ED: Bu sene ülkemizde ilk kez uygulanan VAR (Video Assistant Referee/Video Yardımcı Hakem)Sistemi için ne düşünüyorsunuz? Yeterince verimli kullanılıyor mu? Hakemler üzerinde bir baskı yaratıyor mu?

HD: Önce sondan başlayayım VAR’ın gelmesi ile hakemlerin üzerinde bir rahatlama oldu.  Özellikle kritik pozisyonlarda,‘’Dikkatimden kaçmış olsa bile nasıl olsa VAR var’’ düşüncesi oluyor. Karar verme konusunda da çok rahat hareket ediyorlar. Bu durum hakemliğin gelişmesi açısından olumlu mu olumsuz mu diye sorarsanız, bana olumsuzmuş gibi geliyor. Şimdi söyleyeceğim çok anlamsız gelebilir ama sonraları çok şeyi anlamlandırabiliyoruz. Ben bu durumu sürücüsüz otomobillere benzetiyorum. Sürücüsüz kamyonlarda çıktı mesela… İlerleyen dönemlerde hakemsiz sadece bu tarz sistemlerle izlenen maçlar görmeye doğru mu gidiyoruz bilemiyorum. Ben hakemlerin, ‘’Nasıl olsa VAR var’’ düşüncesi ile karar verme mekanizmalarında fazla geniş davrandıklarını düşünüyorum. İkinci olarak VAR’ın faydası zararlarına bakacak olursak ben geldiği günden itibaren bu konuda yüzde 50-yüzde 50’ydim, hala daha öyleyim. VAR ile yönetilen bir derbi maçı sonrası yaşadıklarımızı görüyorsunuz. VAR her pozisyona müdahale edemediği için Fatih Terim çıkıyor, ‘’Bu taç bizim taçımızdı’’ diyebiliyor ya da Fenerbahçe çıkıp, ‘’Köşe vuruşundan gol yedik ama pozisyon köşe vuruşu değildi’’ diyor. Yani VAR ile her şeyi çözemiyoruz çok kritik noktaları çözebiliyoruz. VAR ile beraber geçmişte adil olarak karar alınamayan özellikle net pozisyonlarda artık daha adil karar verilebiliyor evet ama bu, sorunun tamamen çözüldüğü anlamına gelmiyor. Hakemler yine burada sorumluluk almak zorunda. Sorumluluk almazlarsa dediğim gibi sürücüsüz otomobiller gibi bir noktaya gidebiliriz.

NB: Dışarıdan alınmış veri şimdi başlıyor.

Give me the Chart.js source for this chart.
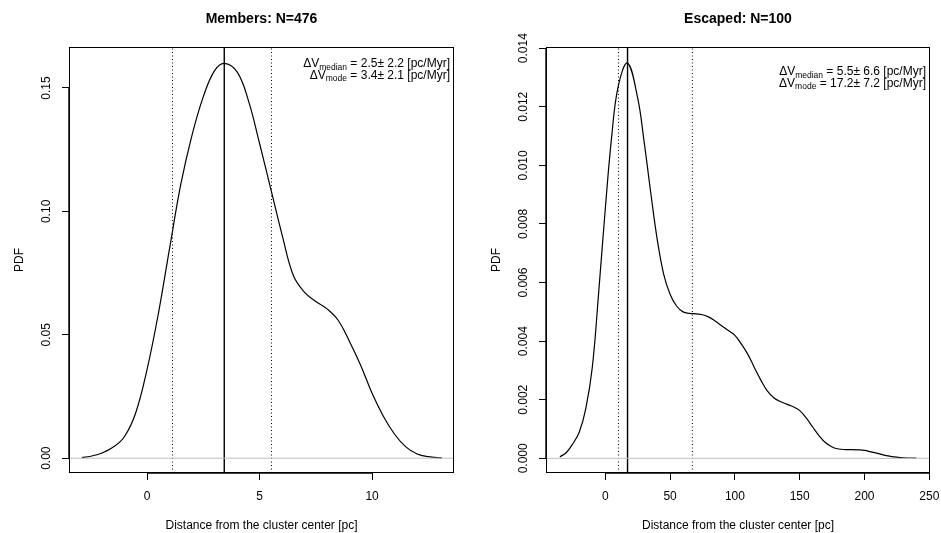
<!DOCTYPE html>
<html lang="en">
<head>
<meta charset="UTF-8">
<title>PDF of distance from the cluster center</title>
<script src="https://cdn.jsdelivr.net/npm/chart.js"></script>
<style>
  body { margin: 0; background: #fff; }
  .wrap { position: relative; width: 941px; height: 533px; background: #fff; }
  .panel { position: absolute; top: 0; }
</style>
</head>
<body>
<div class="wrap">
  <canvas id="membersChart" class="panel" width="470" height="533" style="left:0"></canvas>
  <canvas id="escapedChart" class="panel" width="471" height="533" style="left:470px"></canvas>
</div>
<script>
// --- Members panel ---
const membersX   = [-2.9, -2.5, -2.0, -1.5, -1.0, -0.5, 0.0, 0.5, 1.0, 1.5, 2.0, 2.5, 3.0, 3.43, 4.0, 4.5, 5.0,
                    5.5, 6.0, 6.5, 7.0, 7.5, 8.0, 8.5, 9.0, 9.5, 10.0, 10.5, 11.0, 11.5, 12.0, 12.5, 13.1];
const membersPdf = [0.0002, 0.0008, 0.0021, 0.0045, 0.0088, 0.0185, 0.0360, 0.0585, 0.0850, 0.1110, 0.1310, 0.1465, 0.1570, 0.1600, 0.1565, 0.1450, 0.1275,
                    0.1090, 0.0905, 0.0740, 0.0672, 0.0635, 0.0605, 0.0558, 0.0472, 0.0375, 0.0263, 0.0170, 0.0097, 0.0046, 0.0017, 0.0006, 0.0001];
const membersXTicks = [0, 5, 10];
const membersYTicks = [0, 0.05, 0.10, 0.15];
const membersYLabels = ['0.00', '0.05', '0.10', '0.15'];
const membersMode = 3.43;
const membersDotted = [1.13, 5.53];
const membersNotes = [['median', '= 2.5\u00b1 2.2 [pc/Myr]'], ['mode', '= 3.4\u00b1 2.1 [pc/Myr]']];

// --- Escaped panel ---
const escapedX   = [-35, -30, -25, -20, -15, -10, -5, 0, 5, 10, 17.2, 25, 30, 35, 40, 45,
                    50, 55, 60, 65, 70, 75, 80, 85, 90, 95, 100, 105, 110, 115, 120, 125, 130, 135, 140, 145, 150,
                    155, 160, 165, 170, 175, 180, 185, 190, 195, 200, 205, 210, 215, 220, 225, 230, 240];
const escapedPdf = [0.00005, 0.0002, 0.0005, 0.0009, 0.0017, 0.0031, 0.0057, 0.0085, 0.0110, 0.0127, 0.01349, 0.0123, 0.0108, 0.0091, 0.0075, 0.0063,
                    0.0056, 0.0052, 0.0050, 0.00495, 0.00493, 0.0049, 0.00482, 0.00468, 0.00452, 0.00436, 0.00420, 0.0039, 0.00355, 0.0031, 0.00267, 0.0023, 0.00207, 0.00194, 0.00185, 0.00176, 0.00163,
                    0.00138, 0.00107, 0.00077, 0.00053, 0.00039, 0.00032, 0.0003, 0.0003, 0.00029, 0.00027, 0.00022, 0.00017, 0.00011, 0.00007, 0.00004, 0.00002, 0.00001];
const escapedXTicks = [0, 50, 100, 150, 200, 250];
const escapedYTicks = [0, 0.002, 0.004, 0.006, 0.008, 0.010, 0.012, 0.014];
const escapedYLabels = ['0.000', '0.002', '0.004', '0.006', '0.008', '0.010', '0.012', '0.014'];
const escapedMode = 17.2;
const escapedDotted = [10.2, 67.2];
const escapedNotes = [['median', '= 5.5\u00b1 6.6 [pc/Myr]'], ['mode', '= 17.2\u00b1 7.2 [pc/Myr]']];

const FONT = '"Liberation Sans", Arial, Helvetica, sans-serif';

// draws the R-style frame, labels and annotation on top of the chart
const rStyle = {
  id: 'rStyle',
  afterDraw(chart, args, o) {
    const ctx = chart.ctx, a = chart.chartArea;
    const xs = chart.scales.x, ys = chart.scales.y;
    ctx.save();
    ctx.strokeStyle = '#000';
    ctx.fillStyle = '#000';

    // box
    ctx.lineWidth = 1;
    ctx.strokeRect(Math.round(a.left) + 0.5, Math.round(a.top) + 0.5, Math.round(a.right - a.left) - 1, Math.round(a.bottom - a.top) - 1);

    // axis lines between first and last ticks
    ctx.lineWidth = 1.4;
    ctx.beginPath();
    ctx.moveTo(xs.getPixelForValue(o.xTicks[0]), a.bottom);
    ctx.lineTo(xs.getPixelForValue(o.xTicks[o.xTicks.length - 1]), a.bottom);
    ctx.moveTo(a.left, ys.getPixelForValue(o.yTicks[0]));
    ctx.lineTo(a.left, ys.getPixelForValue(o.yTicks[o.yTicks.length - 1]));
    ctx.stroke();

    // x tick labels
    ctx.font = '12px ' + FONT;
    ctx.textAlign = 'center';
    ctx.textBaseline = 'middle';
    o.xTicks.forEach(v => ctx.fillText(String(v), xs.getPixelForValue(v), 497));

    // y tick labels, rotated like R
    o.yTicks.forEach((v, i) => {
      ctx.save();
      ctx.translate(a.left - 22, ys.getPixelForValue(v));
      ctx.rotate(-Math.PI / 2);
      ctx.fillText(o.yLabels[i], 0, 0);
      ctx.restore();
    });

    // axis titles
    const cx = (a.left + a.right) / 2;
    ctx.fillText('Distance from the cluster center [pc]', cx, 526);
    ctx.save();
    ctx.translate(a.left - 49, (a.top + a.bottom) / 2);
    ctx.rotate(-Math.PI / 2);
    ctx.fillText('PDF', 0, 0);
    ctx.restore();

    // main title
    ctx.font = 'bold 14px ' + FONT;
    ctx.fillText(o.title, cx, 19);

    // annotation with subscripts, right aligned
    ctx.textBaseline = 'alphabetic';
    ctx.textAlign = 'left';
    o.notes.forEach((n, i) => {
      const base = o.noteY + i * 11.5;
      ctx.font = '12px ' + FONT;
      const w1 = ctx.measureText('\u0394V').width;
      const w3 = ctx.measureText(' ' + n[1]).width;
      ctx.font = '8.5px ' + FONT;
      const w2 = ctx.measureText(n[0]).width;
      let x = a.right - 4 - (w1 + w2 + w3);
      ctx.font = '12px ' + FONT;
      ctx.fillText('\u0394V', x, base);
      x += w1;
      ctx.font = '8.5px ' + FONT;
      ctx.fillText(n[0], x, base + 2.5);
      x += w2;
      ctx.font = '12px ' + FONT;
      ctx.fillText(' ' + n[1], x, base);
    });
    ctx.restore();
  }
};

function makePanel(id, p) {
  const curve = p.xs.map((x, i) => ({ x: x, y: p.ys[i] }));
  const datasets = [
    { data: [{ x: p.xMin, y: 0 }, { x: p.xMax, y: 0 }], borderColor: '#bebebe', borderWidth: 1 },
    { data: curve, borderColor: '#000', borderWidth: 1.2, tension: 0.4 },
    { data: [{ x: p.mode, y: p.yMin }, { x: p.mode, y: p.yMax }], borderColor: '#000', borderWidth: 1.4 }
  ];
  p.dotted.forEach(v => datasets.push({
    data: [{ x: v, y: p.yMin }, { x: v, y: p.yMax }], borderColor: '#000', borderWidth: 1, borderDash: [1, 2.5]
  }));
  datasets.forEach(d => { d.showLine = true; d.pointRadius = 0; d.fill = false; });

  return new Chart(document.getElementById(id), {
    type: 'scatter',
    data: { datasets: datasets },
    plugins: [rStyle],
    options: {
      responsive: false,
      animation: false,
      devicePixelRatio: 1,
      layout: { padding: { left: 0, top: 47, right: p.padRight, bottom: 0 } },
      plugins: {
        legend: { display: false },
        tooltip: { enabled: false },
        rStyle: { title: p.title, xTicks: p.xTicks, yTicks: p.yTicks, yLabels: p.yLabels, notes: p.notes, noteY: p.noteY }
      },
      scales: {
        x: {
          type: 'linear', min: p.xMin, max: p.xMax,
          afterBuildTicks: s => { s.ticks = p.xTicks.map(v => ({ value: v })); },
          afterFit: s => { s.height = 60; },
          ticks: { display: false },
          border: { display: false },
          grid: { drawOnChartArea: false, drawTicks: true, tickLength: 7, color: '#000', lineWidth: 1 }
        },
        y: {
          type: 'linear', min: p.yMin, max: p.yMax,
          afterBuildTicks: s => { s.ticks = p.yTicks.map(v => ({ value: v })); },
          afterFit: s => { s.width = p.yWidth; },
          ticks: { display: false },
          border: { display: false },
          grid: { drawOnChartArea: false, drawTicks: true, tickLength: 7, color: '#000', lineWidth: 1 }
        }
      }
    }
  });
}

makePanel('membersChart', {
  title: 'Members: N=476', xs: membersX, ys: membersPdf,
  xMin: -3.47, xMax: 13.64, yMin: -0.006, yMax: 0.1666,
  xTicks: membersXTicks, yTicks: membersYTicks, yLabels: membersYLabels,
  mode: membersMode, dotted: membersDotted, notes: membersNotes, noteY: 67,
  yWidth: 69, padRight: 16
});

makePanel('escapedChart', {
  title: 'Escaped: N=100', xs: escapedX, ys: escapedPdf,
  xMin: -45.7, xMax: 250.5, yMin: -0.0005, yMax: 0.01404,
  xTicks: escapedXTicks, yTicks: escapedYTicks, yLabels: escapedYLabels,
  mode: escapedMode, dotted: escapedDotted, notes: escapedNotes, noteY: 75,
  yWidth: 76, padRight: 11
});
</script>
</body>
</html>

ED: VAR’ın kritik de olsa pozisyonlarda kullanılması, oyunun durması, hakemlerin bu sisteme güvenmesi oyunun akışkanlığını etkiler mi? Etkilerse ne kadar etkiler?

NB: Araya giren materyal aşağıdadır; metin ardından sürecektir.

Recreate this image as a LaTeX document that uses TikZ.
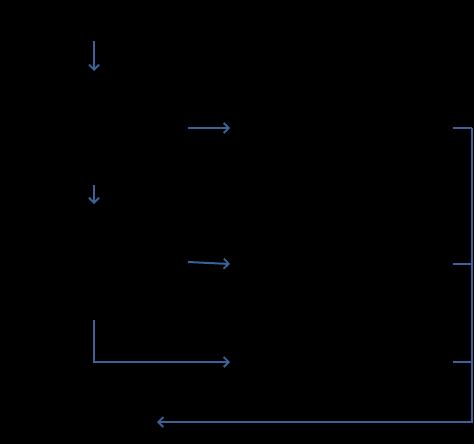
\documentclass[tikz,border=0pt]{standalone}
\usetikzlibrary{arrows.meta}
\definecolor{linkblue}{RGB}{58,98,155}
\tikzset{
  link/.style={draw=linkblue, line width=2pt, -{Straight Barb[length=5pt,width=10pt,line width=1.8pt]}},
  plain/.style={draw=linkblue, line width=2pt}
}
\begin{document}
\begin{tikzpicture}[x=1pt,y=-1pt]
\fill[black] (0,0) rectangle (474,444);
\useasboundingbox (0,0) rectangle (474,444);
% anchor coordinates
\coordinate (a1s) at (94,41);   \coordinate (a1e) at (94,71);
\coordinate (a2s) at (188,128); \coordinate (a2e) at (230,128);
\coordinate (a3s) at (94,185);  \coordinate (a3e) at (94,204);
\coordinate (a4s) at (188,262); \coordinate (a4e) at (230,264);
\coordinate (a5s) at (94,320);  \coordinate (a5c) at (94,362); \coordinate (a5e) at (230,362);
\coordinate (r1) at (453,128);  \coordinate (r1c) at (472,128);
\coordinate (r2) at (453,264);  \coordinate (r2c) at (472,264);
\coordinate (r3) at (453,362);  \coordinate (r3c) at (472,362);
\coordinate (rb) at (472,422);  \coordinate (fe) at (157,422);
% arrows
\draw[link] (a1s) -- (a1e);
\draw[link] (a2s) -- (a2e);
\draw[link] (a3s) -- (a3e);
\draw[link] (a4s) -- (a4e);
\draw[link] (a5s) -- (a5c) -- (a5e);
\draw[plain] (r1) -- (r1c);
\draw[plain] (r2) -- (r2c);
\draw[plain] (r3) -- (r3c);
\draw[link] (r1c) -- (rb) -- (fe);
\end{tikzpicture}
\end{document}
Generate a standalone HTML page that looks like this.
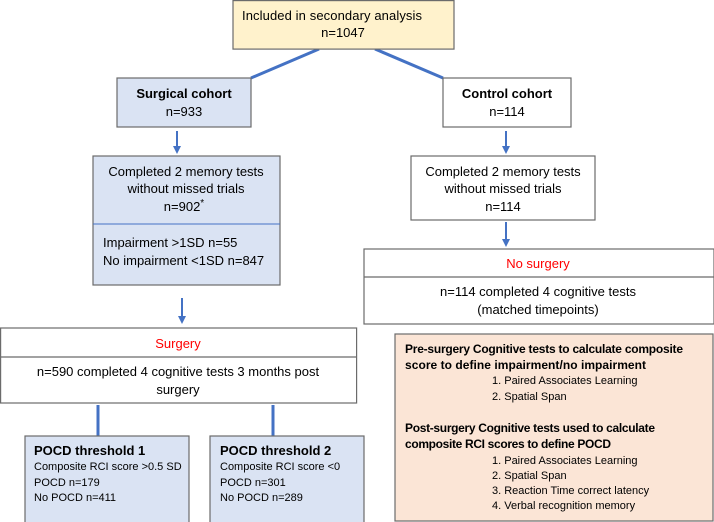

HD: Avrupa’daki örneklere bakacak olursak bazı ülkelere göre iyi bazı ülkelere göre kötü durumdayız. İyi ya da kötü olduğunu söylediğim konu VAR’a başvurulan konularda karar verilme süresidir. Şunu açıkça söyleyebilirim VAR’a başvurulan durumlardan karar doğruya gideceği için ben çok rahatsız olmuyorum. Futbolcuların da çok rahatsız olduğunu düşünmüyorum. Oyunun durmasını konuşacaksak, kalitesini de etkilediği için bunu vurgulayacağım, yatmalar, kalkmalar, sakatlık(numaraları) oyunun akışkanlığını VAR’dan daha fazla etkiliyor. Herhangi bir sakatlık durumu olmadan yerde uzun süre yatıyorlar, skor avantajını korumak için hamleler yapıyorlar. X,Y ya da Z belli takımlar demiyorum ama takımların büyük çoğunluğunun profesyonel bir iş diye baktığı bu durum bence akışkanlığı çok daha fazla etkiliyor. VAR’da da zaten karar verme süresi olarak orta sıralarda sayılırız bazı ülkeler bizden iyiyken bazı ülkeler bizden kötü VAR’a bakarak karar verme süresi olarak. 2 dakikada karar verebilen ülkeler varken, 30-40 saniye içinde karar veren ülkelerde var.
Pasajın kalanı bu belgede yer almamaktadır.